--- Stated problem ---
Repeat everything from the first line of the listing below through the line that contains "const lastPrice = 1.574, highMark", exactly. Leave out pictures.

--- Provided material ---
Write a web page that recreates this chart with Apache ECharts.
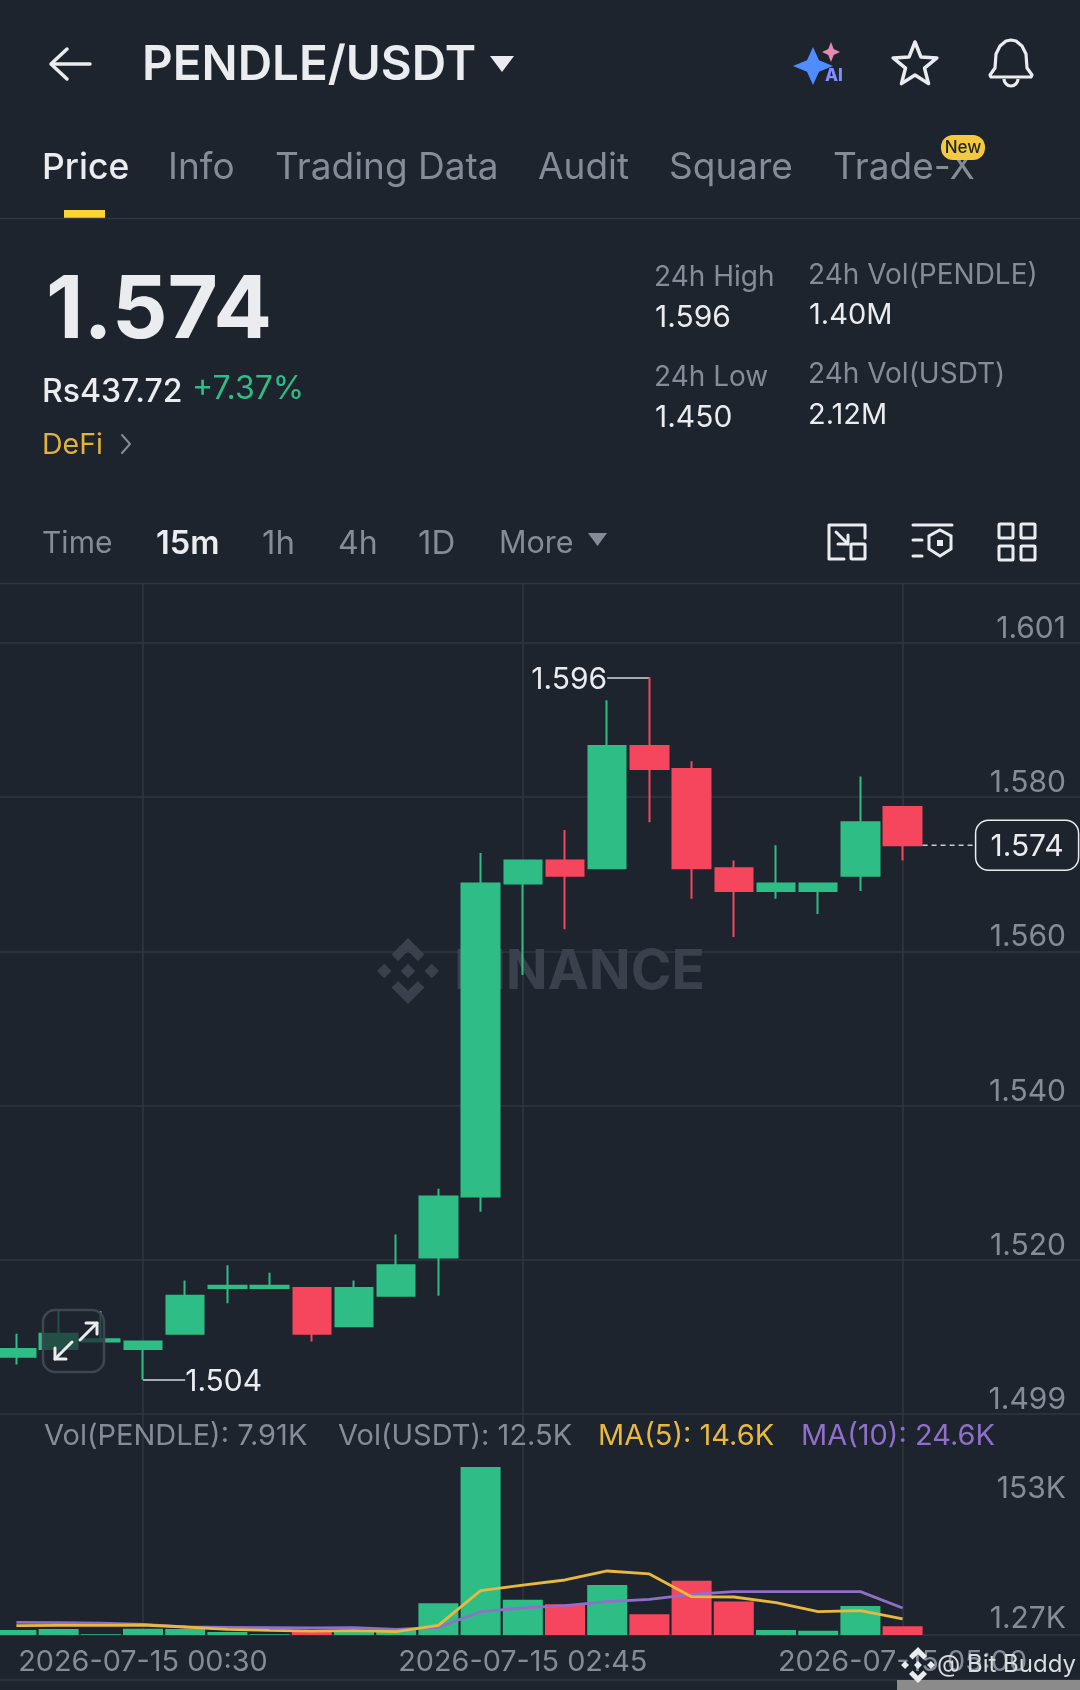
<!DOCTYPE html>
<html><head><meta charset="utf-8">
<style>html,body{margin:0;padding:0;background:#1e242e}#c{width:1080px;height:1690px}</style>
<script src="https://cdn.jsdelivr.net/npm/echarts@6/dist/echarts.min.js"></script>
</head><body><div id="c"></div>
<script>
const times = ['2026-07-14 23:45','2026-07-15 00:00','2026-07-15 00:15','2026-07-15 00:30','2026-07-15 00:45','2026-07-15 01:00','2026-07-15 01:15','2026-07-15 01:30','2026-07-15 01:45','2026-07-15 02:00','2026-07-15 02:15','2026-07-15 02:30','2026-07-15 02:45','2026-07-15 03:00','2026-07-15 03:15','2026-07-15 03:30','2026-07-15 03:45','2026-07-15 04:00','2026-07-15 04:15','2026-07-15 04:30','2026-07-15 04:45','2026-07-15 05:00','2026-07-15 05:15','2026-07-15 05:30','2026-07-15 05:45','2026-07-15 06:00'];
const opens  = [1.507,1.508,1.5090,1.508,1.510,1.5160,1.5160,1.516,1.511,1.515,1.520,1.528,1.569,1.572,1.571,1.587,1.584,1.571,1.568,1.568,1.570,1.579];
const closes = [1.508,1.510,1.5093,1.509,1.515,1.5163,1.5163,1.510,1.516,1.519,1.528,1.569,1.572,1.570,1.587,1.584,1.571,1.568,1.569,1.569,1.577,1.574];
const lows   = [1.506,1.507,1.5090,1.504,1.510,1.514,1.516,1.509,1.511,1.515,1.515,1.526,1.557,1.563,1.571,1.577,1.567,1.562,1.567,1.565,1.568,1.572];
const highs  = [1.510,1.513,1.513,1.509,1.517,1.519,1.518,1.516,1.517,1.523,1.529,1.573,1.572,1.576,1.593,1.596,1.585,1.572,1.574,1.569,1.583,1.579];
const volumes = [4500,5500,600,5800,5500,2700,600,4500,3300,4500,29000,153000,32000,28000,45500,18800,49500,30400,4500,3900,26400,7910];
const ma5  = [8500,8800,8800,9100,7300,5200,4200,3600,3900,3000,8800,40400,45500,50100,58300,55600,34900,34600,29400,21200,22200,14600];
const ma10 = [11500,11200,10900,9700,7300,7000,6700,6400,6700,5200,7000,21200,24600,26700,30400,32500,37000,39500,39500,39500,39500,24600];
const priceTicks  = [1.4995,1.5197,1.5399,1.5601,1.5803,1.6005];
const priceLabels = ['1.499','1.520','1.540','1.560','1.580','1.601'];
const volTicks  = [1270,153000];
const volLabels = ['1.27K','153K'];
const lastPrice = 1.574, highMark = 1.596, lowMark = 1.504;

const BG='#1e242e',GRID='#2f3641',GREY='#858c97',WHITE='#eaecef',GREEN='#2ebd85',RED='#f6465d',FONT='Inter, "Noto Sans", sans-serif';
const T=(text,x,y,size,fill,weight,align)=>({type:'text',z:10,style:{text,x,y,fill,fontSize:size,fontWeight:weight||400,fontFamily:FONT,textAlign:align||'left',textVerticalAlign:'middle'}});
const L=(pts,stroke,w,z)=>({type:'polyline',z:z||10,shape:{points:pts},style:{stroke,fill:null,lineWidth:w||3,lineCap:'round',lineJoin:'round'}});
const P=(pts,fill,z)=>({type:'polygon',z:z||10,shape:{points:pts},style:{fill}});
const R=(x,y,w,h,r,fill,stroke,lw,z)=>({type:'rect',z:z||10,shape:{x,y,width:w,height:h,r},style:{fill:fill||null,stroke:stroke||null,lineWidth:lw||0}});
function logo(cx,cy,r,c,z){
  const d=(x,y,s)=>P([[x,y-s],[x+s,y],[x,y+s],[x-s,y]],c,z);
  return [d(cx,cy,r*0.22),d(cx-r*0.72,cy,r*0.22),d(cx+r*0.72,cy,r*0.22),
    P([[cx,cy-r],[cx+r*0.5,cy-r*0.5],[cx+r*0.3,cy-r*0.3],[cx,cy-r*0.6],[cx-r*0.3,cy-r*0.3],[cx-r*0.5,cy-r*0.5]],c,z),
    P([[cx,cy+r],[cx+r*0.5,cy+r*0.5],[cx+r*0.3,cy+r*0.3],[cx,cy+r*0.6],[cx-r*0.3,cy+r*0.3],[cx-r*0.5,cy+r*0.5]],c,z)];
}
function star(cx,cy,ro,ri){const p=[];for(let i=0;i<10;i++){const a=-Math.PI/2+i*Math.PI/5,r=i%2?ri:ro;p.push([cx+r*Math.cos(a),cy+r*Math.sin(a)]);}return p;}
function spark(cx,cy,rx,ry){const k=0.3;return [[cx,cy-ry],[cx+rx*k,cy-ry*k],[cx+rx,cy],[cx+rx*k,cy+ry*k],[cx,cy+ry],[cx-rx*k,cy+ry*k],[cx-rx,cy],[cx-rx*k,cy-ry*k]];}

const ui=[
  L([[90,64],[52,64]],WHITE,3.5),L([[67,49],[51,64],[67,79]],WHITE,3.5),
  T('PENDLE/USDT',142,66,47.6,WHITE,600),
  P([[490,56],[514,56],[502,72]],WHITE),
  P(spark(813,66,20,19),'#4f8dff'),P(spark(831,52,9,10),'#e58bb0'),
  T('AI',825,76,17,'#7f8dff',800),
  {type:'polygon',z:10,shape:{points:star(915,65,23,10)},style:{fill:null,stroke:WHITE,lineWidth:3.5,lineJoin:'round'}},
  {type:'polygon',z:10,shape:{points:[[990,75],[995,68],[996,54],[1000,46],[1006,41],[1011,40],[1016,41],[1022,46],[1026,54],[1027,68],[1032,75],[1031,77],[991,77]]},style:{fill:null,stroke:WHITE,lineWidth:3.2,lineJoin:'round'}},
  {type:'arc',z:10,shape:{cx:1011,cy:79,r:7,startAngle:0,endAngle:Math.PI},style:{fill:null,stroke:WHITE,lineWidth:3.2}},
  T('Price',42,168,35.5,WHITE,500),T('Info',168,168,37,GREY),T('Trading Data',275,168,37,GREY),T('Audit',538,168,37,GREY),T('Square',669,168,37,GREY),T('Trade-X',833,168,37,GREY),
  R(941,135,44,25,12,'#f5c93f'),T('New',963,148,17,'#1e242e',500,'center'),
  R(64,210,41,8,0,'#fcd535'),
  L([[0,218.5],[1080,218.5]],GRID,1.5),
  T('1.574',46,312,87,WHITE,700),
  T('Rs437.72',42,392,32,WHITE,500),T('+7.37%',192,389,32,GREEN,400),
  T('DeFi',42,445,28.5,'#e2b33c',400),L([[122,435],[130,444],[122,453]],GREY,2),
  T('24h High',654,278,28,GREY),T('1.596',655,318,30,WHITE),T('24h Low',654,378,28,GREY),T('1.450',655,418,30,WHITE),
  T('24h Vol(PENDLE)',808,276,28,GREY),T('1.40M',809,315,29,WHITE),T('24h Vol(USDT)',808,375,28,GREY),T('2.12M',808,415,29,WHITE),
  T('Time',42,544,30,GREY),T('15m',156,544,32.5,WHITE,600),T('1h',262,544,33,GREY),T('4h',338,544,32,GREY),T('1D',418,544,33,GREY),T('More',499,544,30.5,GREY),
  P([[588,533],[607,533],[597.5,546]],GREY),
  L([[829,558],[829,525],[865,525],[865,538]],WHITE,3),L([[829,559],[844,559]],WHITE,3),L([[836,532],[848,544]],WHITE,3),L([[838,544],[848,544],[848,535]],WHITE,3),
  R(851,544,14,15,1,null,WHITE,3),
  L([[913,525],[952,525]],WHITE,3),L([[913,540],[922,540]],WHITE,3),L([[913,556],[922,556]],WHITE,3),
  {type:'polygon',z:10,shape:{points:[[940,530],[951,536],[951,549],[940,556],[929,549],[929,536]]},style:{fill:null,stroke:WHITE,lineWidth:3}},
  R(937,540,6,6,0,WHITE),
  R(999,524,14,14,1,null,WHITE,3),R(1021,524,14,14,1,null,WHITE,3),R(999,546,14,14,1,null,WHITE,3),R(1021,546,14,14,1,null,WHITE,3),
  L([[0,583.5],[1080,583.5]],GRID,1.5),
  ...logo(408,971,33,'#3a414c',1),
  {type:'text',z:1,style:{text:'BINANCE',x:454,y:972,fill:'#3a414c',fontSize:55,fontWeight:700,fontFamily:FONT,textAlign:'left',textVerticalAlign:'middle'}},
  R(43,1310,61,62,12,'rgba(30,36,46,0.72)','#3d4651',2.5,20),
  L([[80,1340],[97,1323]],WHITE,3,21),L([[86,1323],[97,1323],[97,1334]],WHITE,3,21),
  L([[72,1342],[55,1359]],WHITE,3,21),L([[66,1359],[55,1359],[55,1348]],WHITE,3,21),
  T('Vol(PENDLE): 7.91K',44,1436,29,GREY),T('Vol(USDT): 12.5K',338,1436,29,GREY),T('MA(5): 14.6K',598,1436,29,'#e9b93f'),T('MA(10): 24.6K',801,1436,29,'#8f6fc9'),
  L([[0,1680],[1080,1680]],GRID,1.5),
  R(897,1680,183,10,0,'#8b8b8b'),
  ...logo(918,1665,18,WHITE,12),
  {type:'text',z:12,style:{text:'@ Bit Buddy',x:937,y:1665,fill:'#d9dce0',fontSize:24,fontFamily:FONT,textAlign:'left',textVerticalAlign:'middle'}}
];

const chart=echarts.init(document.getElementById('c'),null,{renderer:'canvas',width:1080,height:1690});
const band=42.2, cats=times.length, gridLeft=-4.7, gridW=band*cats;
const xBase=(idx,extra)=>Object.assign({type:'category',gridIndex:idx,data:times,boundaryGap:true,
  axisTick:{show:false,alignWithLabel:true},
  splitLine:{show:true,alignWithLabel:true,interval:(i)=>i%9===3,lineStyle:{color:GRID,width:1.5}}},extra);
chart.setOption({
  backgroundColor:BG,animation:false,
  grid:[{left:gridLeft,width:gridW,top:583.5,height:830.5,outerBoundsMode:'none'},{left:gridLeft,width:gridW,top:1414,height:221,outerBoundsMode:'none'}],
  xAxis:[
    xBase(0,{axisLine:{show:false},axisLabel:{show:false}}),
    xBase(1,{axisLine:{show:true,onZero:false,lineStyle:{color:GRID,width:1.5}},
      axisLabel:{show:true,interval:(i)=>i%9===3&&i<=21,color:GREY,fontSize:28.8,fontFamily:FONT,margin:12,lineHeight:30,hideOverlap:false}})
  ],
  yAxis:[
    {type:'value',gridIndex:0,position:'right',min:1.4995,max:1.60829,scale:true,
     axisLine:{show:false},axisTick:{show:false,customValues:priceTicks},
     splitLine:{show:true,lineStyle:{color:GRID,width:1.5}},
     axisLabel:{inside:true,margin:26.5,align:'right',verticalAlign:'bottom',lineHeight:28,color:GREY,fontSize:30,fontFamily:FONT,customValues:priceTicks,
       formatter:(v)=>priceLabels[priceTicks.indexOf(v)]}},
    {type:'value',gridIndex:1,position:'right',min:0,max:201270,
     axisLine:{show:false},axisTick:{show:false,customValues:volTicks},splitLine:{show:false},
     axisLabel:{inside:true,margin:26.5,align:'right',verticalAlign:'bottom',verticalAlignMaxLabel:'top',lineHeight:30,color:GREY,fontSize:30,fontFamily:FONT,customValues:volTicks,
       rich:{t:{lineHeight:44,color:GREY,fontSize:30,fontFamily:FONT}},
       formatter:(v)=>{const s=volLabels[volTicks.indexOf(v)];return v===153000?'{t|'+s+'}':s;}}}
  ],
  graphic:{elements:ui},
  series:[
    {type:'candlestick',xAxisIndex:0,yAxisIndex:0,barWidth:38,z:5,
     itemStyle:{color:GREEN,color0:RED,borderColor:GREEN,borderColor0:RED,borderWidth:2},
     data:opens.map((o,i)=>[o,closes[i],lows[i],highs[i]]),
     markLine:{silent:true,symbol:['none','none'],animation:false,lineStyle:{color:'#d5d8dc',width:1.5,type:'solid'},
       label:{show:true,position:'end',color:WHITE,fontSize:30,fontFamily:FONT,distance:0,offset:[0,2.5],formatter:(p)=>p.data.text},
       data:[
         [{coord:[15,highMark],text:highMark.toFixed(3)},{coord:[14,highMark],text:highMark.toFixed(3)}],
         [{coord:[3,lowMark],text:lowMark.toFixed(3)},{coord:[4,lowMark],text:lowMark.toFixed(3)}]
       ]}},
    {type:'custom',xAxisIndex:0,yAxisIndex:0,z:6,silent:true,encode:{x:0,y:1},clip:false,data:[[21,lastPrice]],
     renderItem:(params,api)=>{
       const p=api.coord([api.value(0),api.value(1)]);
       return {type:'group',children:[
         {type:'line',shape:{x1:p[0]+20,y1:p[1],x2:p[0]+70,y2:p[1]},style:{stroke:'#c8ccd1',lineWidth:1.5,lineDash:[5,4]}},
         {type:'rect',shape:{x:p[0]+73,y:p[1]-25,width:103,height:50,r:13},style:{fill:BG,stroke:WHITE,lineWidth:1.5}},
         {type:'text',style:{text:api.value(1).toFixed(3),x:p[0]+124.5,y:p[1]+2,fill:WHITE,fontSize:30,fontFamily:FONT,textAlign:'center',textVerticalAlign:'middle'}}
       ]};
     }},
    {type:'bar',xAxisIndex:1,yAxisIndex:1,barWidth:40,z:3,data:volumes,
     itemStyle:{color:(p)=>closes[p.dataIndex]>=opens[p.dataIndex]?GREEN:RED}},
    {type:'line',xAxisIndex:1,yAxisIndex:1,z:5,data:ma5,symbol:'none',lineStyle:{color:'#e9b93f',width:2.8}},
    {type:'line',xAxisIndex:1,yAxisIndex:1,z:4,data:ma10,symbol:'none',lineStyle:{color:'#8f6fc9',width:2.8}}
  ]
});
</script></body></html>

--- Task result ---
Write a web page that recreates this chart with Apache ECharts.
<!DOCTYPE html>
<html><head><meta charset="utf-8">
<style>html,body{margin:0;padding:0;background:#1e242e}#c{width:1080px;height:1690px}</style>
<script src="https://cdn.jsdelivr.net/npm/echarts@6/dist/echarts.min.js"></script>
</head><body><div id="c"></div>
<script>
const times = ['2026-07-14 23:45','2026-07-15 00:00','2026-07-15 00:15','2026-07-15 00:30','2026-07-15 00:45','2026-07-15 01:00','2026-07-15 01:15','2026-07-15 01:30','2026-07-15 01:45','2026-07-15 02:00','2026-07-15 02:15','2026-07-15 02:30','2026-07-15 02:45','2026-07-15 03:00','2026-07-15 03:15','2026-07-15 03:30','2026-07-15 03:45','2026-07-15 04:00','2026-07-15 04:15','2026-07-15 04:30','2026-07-15 04:45','2026-07-15 05:00','2026-07-15 05:15','2026-07-15 05:30','2026-07-15 05:45','2026-07-15 06:00'];
const opens  = [1.507,1.508,1.5090,1.508,1.510,1.5160,1.5160,1.516,1.511,1.515,1.520,1.528,1.569,1.572,1.571,1.587,1.584,1.571,1.568,1.568,1.570,1.579];
const closes = [1.508,1.510,1.5093,1.509,1.515,1.5163,1.5163,1.510,1.516,1.519,1.528,1.569,1.572,1.570,1.587,1.584,1.571,1.568,1.569,1.569,1.577,1.574];
const lows   = [1.506,1.507,1.5090,1.504,1.510,1.514,1.516,1.509,1.511,1.515,1.515,1.526,1.557,1.563,1.571,1.577,1.567,1.562,1.567,1.565,1.568,1.572];
const highs  = [1.510,1.513,1.513,1.509,1.517,1.519,1.518,1.516,1.517,1.523,1.529,1.573,1.572,1.576,1.593,1.596,1.585,1.572,1.574,1.569,1.583,1.579];
const volumes = [4500,5500,600,5800,5500,2700,600,4500,3300,4500,29000,153000,32000,28000,45500,18800,49500,30400,4500,3900,26400,7910];
const ma5  = [8500,8800,8800,9100,7300,5200,4200,3600,3900,3000,8800,40400,45500,50100,58300,55600,34900,34600,29400,21200,22200,14600];
const ma10 = [11500,11200,10900,9700,7300,7000,6700,6400,6700,5200,7000,21200,24600,26700,30400,32500,37000,39500,39500,39500,39500,24600];
const priceTicks  = [1.4995,1.5197,1.5399,1.5601,1.5803,1.6005];
const priceLabels = ['1.499','1.520','1.540','1.560','1.580','1.601'];
const volTicks  = [1270,153000];
const volLabels = ['1.27K','153K'];
const lastPrice = 1.574, highMark = 1.596, lowMark = 1.504;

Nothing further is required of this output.